Это — внезапно подкатывающее, радостно знакомое, легкое, нет, невесомое дыхание, как будто уже не дышишь ты, а сам воздух толчками наполняет — и даже нет, не легкие! — а каждую клеточку крови, каждый нейрон, каждый атом твоей плоти, просветляя ее, пронизывая неземными лучами.

Это — крик, смех и отчаянье одновременно, полное напряжение всех чувств, открытие всех тайных и явных клапанов души и тела (да вот, кстати, из-за явных клапанов тела и не очень хотелось), испытывание одновременно и мгновенно всех доступных тебе в обычном состоянии эмоций и даже некоторых недоступных.

Это — слезы вселенной в лопатках, точка наивысшего экстатического озарения свыше, ослепительный пик, на котором уже чувствуешь, чувствуешь свое сверхчеловеческое. Такое состояние длится два или три мгновения, ради которых стоило влачить всю предыдущую жизнь. Только два или три, потому что четвертого мгновения уже нельзя пережить, не умерев или не изменившись физически.

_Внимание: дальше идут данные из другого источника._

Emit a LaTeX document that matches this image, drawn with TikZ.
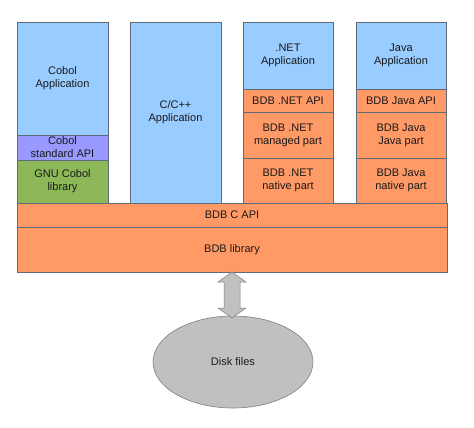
\documentclass[tikz,border=0pt]{standalone}
\usepackage{fontspec}
\setmainfont{Liberation Sans}
\usetikzlibrary{shapes.geometric}
\definecolor{appblue}{HTML}{99CCFF}
\definecolor{apiviolet}{HTML}{9999FF}
\definecolor{libgreen}{HTML}{8DB85A}
\definecolor{bdborange}{HTML}{FF9966}
\definecolor{diskgray}{HTML}{C0C0C0}
\definecolor{edgegray}{HTML}{5F6B78}
\definecolor{txt}{HTML}{1A1A1A}
\begin{document}
\begin{tikzpicture}[x=1pt,y=-1pt,
  layer/.style={draw=edgegray,line width=0.6pt,align=center,text=txt,
    font=\fontsize{11}{13}\selectfont,inner sep=0pt,outer sep=0pt}]
\useasboundingbox (0,0) rectangle (474,428);
% Cobol column
\node[layer,fill=appblue,minimum width=91,minimum height=113] (cobapp) at (62.5,78.5) {Cobol\\Application};
\node[layer,fill=apiviolet,minimum width=91,minimum height=25] (cobapi) at (62.5,147.5) {Cobol\\standard API};
\node[layer,fill=libgreen,minimum width=91,minimum height=43] (gnucob) at (62.5,181.5) {GNU Cobol\\library};
% C/C++ column
\node[layer,fill=appblue,minimum width=91,minimum height=181] (capp) at (175.5,112.5) {C/C++\\Application};
% .NET column
\node[layer,fill=appblue,minimum width=90,minimum height=67] (netapp) at (288,55.5) {.NET\\Application};
\node[layer,fill=bdborange,minimum width=90,minimum height=23] (netapi) at (288,100.5) {BDB .NET API};
\node[layer,fill=bdborange,minimum width=90,minimum height=46] (netman) at (288,135) {BDB .NET\\managed part};
\node[layer,fill=bdborange,minimum width=90,minimum height=45] (netnat) at (288,180.5) {BDB .NET\\native part};
% Java column
\node[layer,fill=appblue,minimum width=90,minimum height=67] (javaapp) at (401,55.5) {Java\\Application};
\node[layer,fill=bdborange,minimum width=90,minimum height=23] (javaapi) at (401,100.5) {BDB Java API};
\node[layer,fill=bdborange,minimum width=90,minimum height=46] (javajava) at (401,135) {BDB Java\\Java part};
\node[layer,fill=bdborange,minimum width=90,minimum height=45] (javanat) at (401,180.5) {BDB Java\\native part};
% base layers
\node[layer,fill=bdborange,minimum width=430,minimum height=24] (capi) at (232,215) {BDB C API};
\node[layer,fill=bdborange,minimum width=430,minimum height=45] (bdblib) at (232,249.5) {BDB library};
% disk
\node[layer,ellipse,fill=diskgray,draw=gray,minimum width=160,minimum height=92] (disk) at (233,362) {Disk files};
% double arrow between library and disk
\coordinate (atop) at (232,272);
\coordinate (abot) at (232,318);
\fill[diskgray,draw=gray,line width=0.5pt]
  (atop) -- ++(14,10) -- ++(-6,0) -- ++(0,26) -- ++(6,0) -- (abot)
  -- ++(-14,-10) -- ++(6,0) -- ++(0,-26) -- ++(-6,0) -- cycle;
\end{tikzpicture}
\end{document}
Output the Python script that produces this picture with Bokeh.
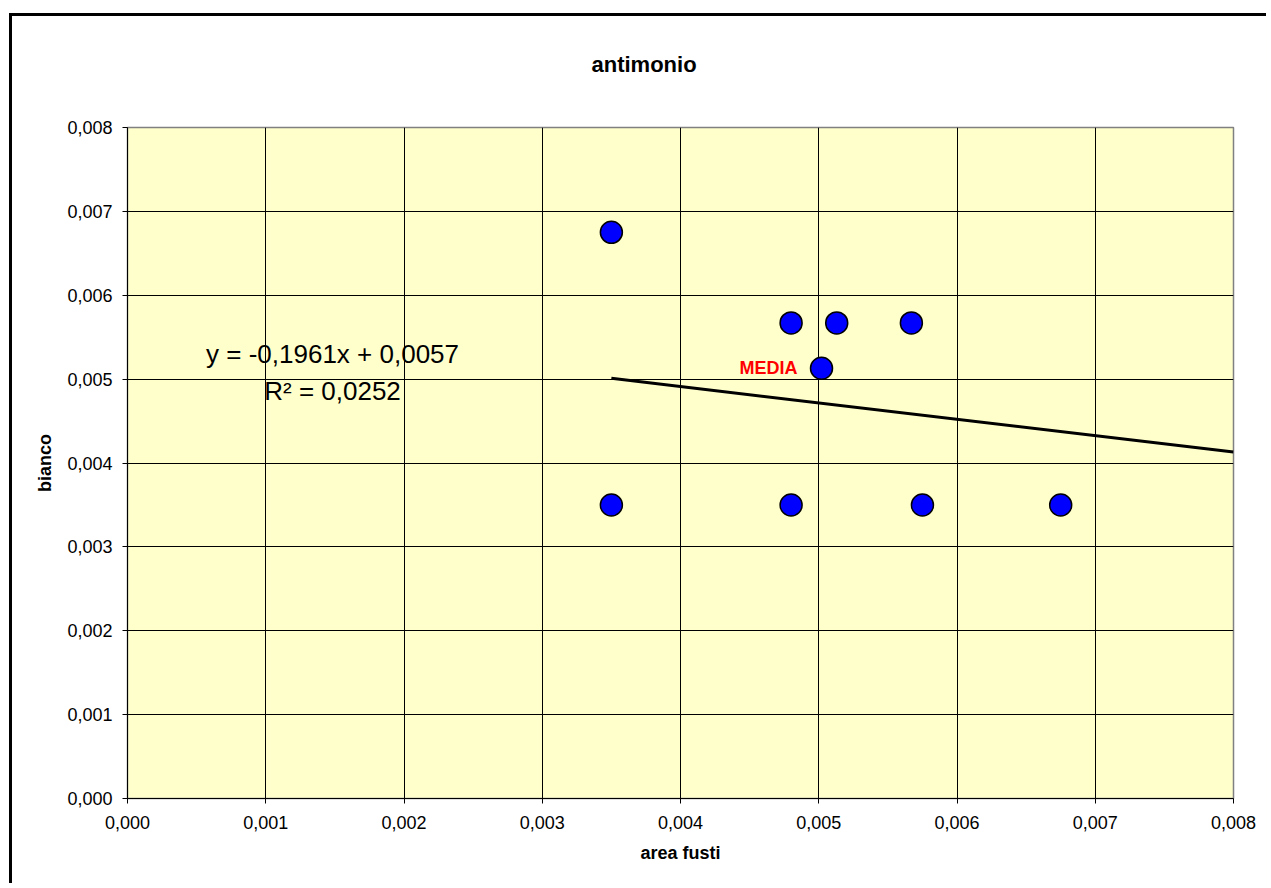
from bokeh.plotting import figure
from bokeh.models import Range1d, FixedTicker, CustomJSTickFormatter, Label, ColumnDataSource, Title
from bokeh.core.properties import value
from bokeh.embed import file_html
from bokeh.resources import INLINE

# ---- data ----
area_fusti = [0.0035, 0.0048, 0.00513, 0.00567, 0.0035, 0.0048, 0.00575, 0.00675]
bianco = [0.00675, 0.00567, 0.00567, 0.00567, 0.0035, 0.0035, 0.0035, 0.0035]
media_x = [0.00502]
media_y = [0.00513]
media_label = ["MEDIA"]
trend_x = [0.0035, 0.008]
trend_y = [0.00501, 0.00413]
x_ticks = [0.000, 0.001, 0.002, 0.003, 0.004, 0.005, 0.006, 0.007, 0.008]
y_ticks = [0.000, 0.001, 0.002, 0.003, 0.004, 0.005, 0.006, 0.007, 0.008]
title_text = "antimonio"
x_label = "area fusti"
y_label = "bianco"
eq_line1 = "y = -0,1961x + 0,0057"
eq_line2 = "R\u00b2 = 0,0252"

FONT = "Liberation Sans"

p = figure(width=1257, height=870, output_backend="svg", toolbar_location=None,
           x_range=Range1d(0, 0.008), y_range=Range1d(0, 0.008),
           min_border_left=115, min_border_right=36, min_border_top=111, min_border_bottom=88,
           background_fill_color="#FFFFCC", border_fill_color="white",
           outline_line_color="#808080", outline_line_width=1.5)
p.styles = {"margin-left": "9px", "margin-top": "13px",
            "border-left": "3px solid black", "border-top": "3px solid black"}

p.title = Title(text=title_text, align="left", offset=464, standoff=10, vertical_align="top",
                text_font=FONT, text_font_size="22px", text_font_style="bold", text_color="black")
# empty spacer between the title and the plot frame
p.add_layout(Title(text=" ", standoff=17, text_font=FONT, text_font_size="22px"), "above")

fmt = CustomJSTickFormatter(code="return tick.toFixed(3).replace('.', ',');")
for ax, ticks, lab in ((p.xaxis[0], x_ticks, x_label), (p.yaxis[0], y_ticks, y_label)):
    ax.ticker = FixedTicker(ticks=ticks)
    ax.formatter = fmt
    ax.minor_tick_line_color = None
    ax.major_tick_in = 0
    ax.major_tick_out = 5
    ax.major_tick_line_color = "black"
    ax.axis_line_color = "black"
    ax.major_label_text_font = FONT
    ax.major_label_text_font_size = "18px"
    ax.major_label_text_color = "black"
    ax.axis_label = lab
    ax.axis_label_text_font = FONT
    ax.axis_label_text_font_size = "18px"
    ax.axis_label_text_font_style = "bold"
    ax.axis_label_text_color = "black"
p.xaxis.major_label_standoff = 12
p.yaxis.major_label_standoff = 10
p.xaxis.axis_label_standoff = 11
p.yaxis.axis_label_standoff = 9

p.grid.grid_line_color = "black"
p.grid.grid_line_width = 1
p.grid.grid_line_alpha = 1.0

p.line(trend_x, trend_y, line_color="black", line_width=3)

p.scatter(area_fusti, bianco, size=22, marker="circle", fill_color="#0000FF",
          line_color="black", line_width=1.5)
src = ColumnDataSource(dict(x=media_x, y=media_y, t=media_label))
p.scatter("x", "y", source=src, size=22, marker="circle", fill_color="#0000FF",
          line_color="black", line_width=1.5)
p.text("x", "y", text="t", source=src, x_offset=-24, text_align="right", text_baseline="middle",
       text_color="#FF0000", text_font=value(FONT), text_font_size="18px", text_font_style="bold")

p.add_layout(Label(x=0.001483, y=0.005305, text=eq_line1, text_align="center", text_baseline="middle",
                   text_font=FONT, text_font_size="26px", text_color="black"))
p.add_layout(Label(x=0.001483, y=0.004864, text=eq_line2, text_align="center", text_baseline="middle",
                   text_font=FONT, text_font_size="26px", text_color="black"))

open("out.html", "w").write(file_html(p, INLINE))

Ну и, наконец, исход истерики — прекраснейший катарсис, прекрасный массаж души. Ради него одного только стоит устраивать истерики ежедневно. Лучше всего по утрам. Это куда лучше утренней зарядки — и несравненно приятнее, а уж тонизирующий эффект истерики с таковым же от гимнастики совершенно несопоставим. Это очищение, это огнь сожигающий, из которого выходишь обновленным.

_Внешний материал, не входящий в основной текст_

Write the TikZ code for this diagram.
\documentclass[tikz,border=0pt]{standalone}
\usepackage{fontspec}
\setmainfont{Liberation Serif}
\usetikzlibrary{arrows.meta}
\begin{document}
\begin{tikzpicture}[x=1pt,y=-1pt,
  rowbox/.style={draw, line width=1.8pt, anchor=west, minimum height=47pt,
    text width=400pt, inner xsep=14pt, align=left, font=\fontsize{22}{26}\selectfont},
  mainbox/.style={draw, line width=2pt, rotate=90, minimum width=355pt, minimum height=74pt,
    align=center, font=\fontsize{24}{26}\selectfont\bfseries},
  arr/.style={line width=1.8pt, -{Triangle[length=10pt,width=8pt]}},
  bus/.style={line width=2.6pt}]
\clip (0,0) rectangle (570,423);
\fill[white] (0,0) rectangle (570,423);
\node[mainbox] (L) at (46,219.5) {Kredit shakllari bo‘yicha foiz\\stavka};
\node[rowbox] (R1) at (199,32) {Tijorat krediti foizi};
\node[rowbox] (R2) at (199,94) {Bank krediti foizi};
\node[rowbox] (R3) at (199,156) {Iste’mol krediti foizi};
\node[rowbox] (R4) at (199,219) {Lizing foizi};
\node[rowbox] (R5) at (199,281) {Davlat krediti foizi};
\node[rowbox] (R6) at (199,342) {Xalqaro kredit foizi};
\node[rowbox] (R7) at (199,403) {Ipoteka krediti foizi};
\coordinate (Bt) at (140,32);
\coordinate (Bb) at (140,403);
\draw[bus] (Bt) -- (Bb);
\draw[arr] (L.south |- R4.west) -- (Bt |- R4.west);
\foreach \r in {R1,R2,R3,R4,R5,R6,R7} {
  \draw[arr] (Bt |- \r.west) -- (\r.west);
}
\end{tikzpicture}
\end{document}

Однако и устаешь от истерики сильно, и после бывает немного стыдно. Стыд, конечно, глаза не выест, но все равно как-то неудобняк. В зеркало смотреться неприятно. Руки там потрясываются. Но главное — хлопотно все это.

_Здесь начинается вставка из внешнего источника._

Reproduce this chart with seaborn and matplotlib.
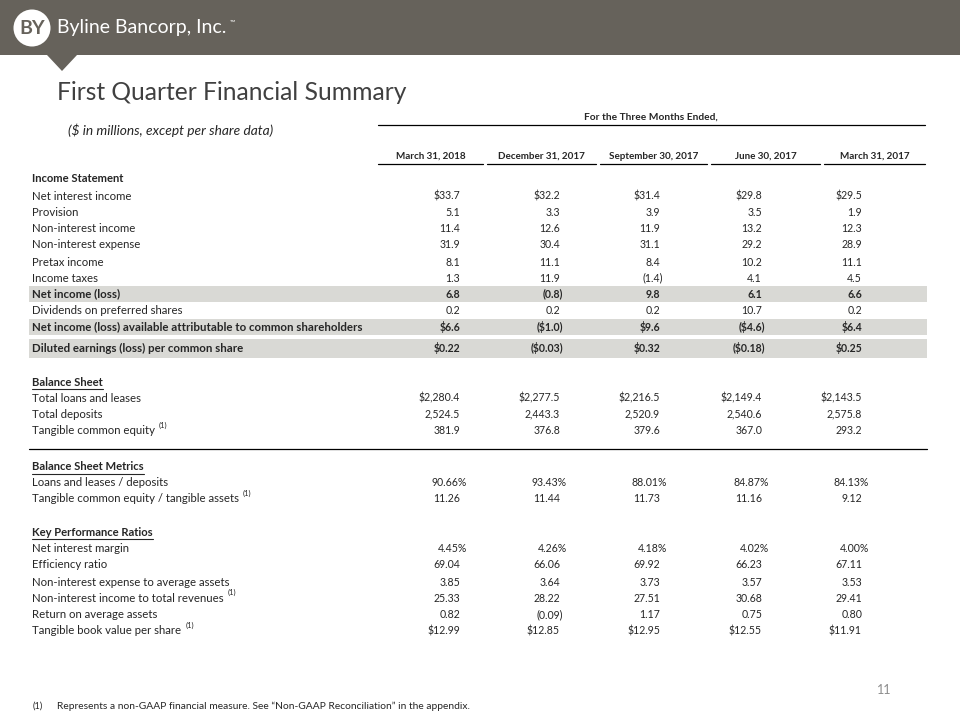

В общем, устраивать истерику не хотелось. В том более точном смысле, что неохота было выкладываться на полную катушку. Но вот опять, как это обычно и бывает, вступились за Кирилла курирующие его силы небесные. Проблема разрешилась сама собою. И разрешилась проблема чрезвычайно просто, хотя еще тем обиднее. Мамочка узнала, что в поход идет Кошевой, и на все стала согласная. Кажется, скажи Кирилл, что этот Володя Дубинин рекомендует наркомовские сто грамм, — и мамочка достанет из сумочки сотку (рублей) или, того лучше, выдаст из бара последние три бутылки «Хенесси», по бутылке на рыло. (Но, кстати, шутки шутками, а фляжечку-то себе он не забыл наполнить.) Вот любопытно, что в каждой школе есть свой Валек Котик, и празднично знать, что всегда только один. Это даже подозрительно. И Кирюша фантазировал, что это все не просто так… но только не сейчас. Сейчас он еще помнил про не пить (в смысле — сырой воды), не мочить ноги и вернуться завтра не позднее четырех часов, а в остальном…

Наступал необыкновенно теплый для этого времени года вечер. К тротуару подъехало такси… Ну нет, не так — к тротуару причалил лимузин. Из него вышел человек в коже и замше. Он выглядел знакомо и в чем-то даже знаково, и Кирилл долго следил за широкоплечей фигурой и вспоминал. Кажется, он видел его когда-то во сне. Светофор переключился на красное, и неопознанный знакомец ушел от преследования. И Кирилл вздрогнул. На него накатывало странное, но хорошо ему знакомое состояние, и он не удивился.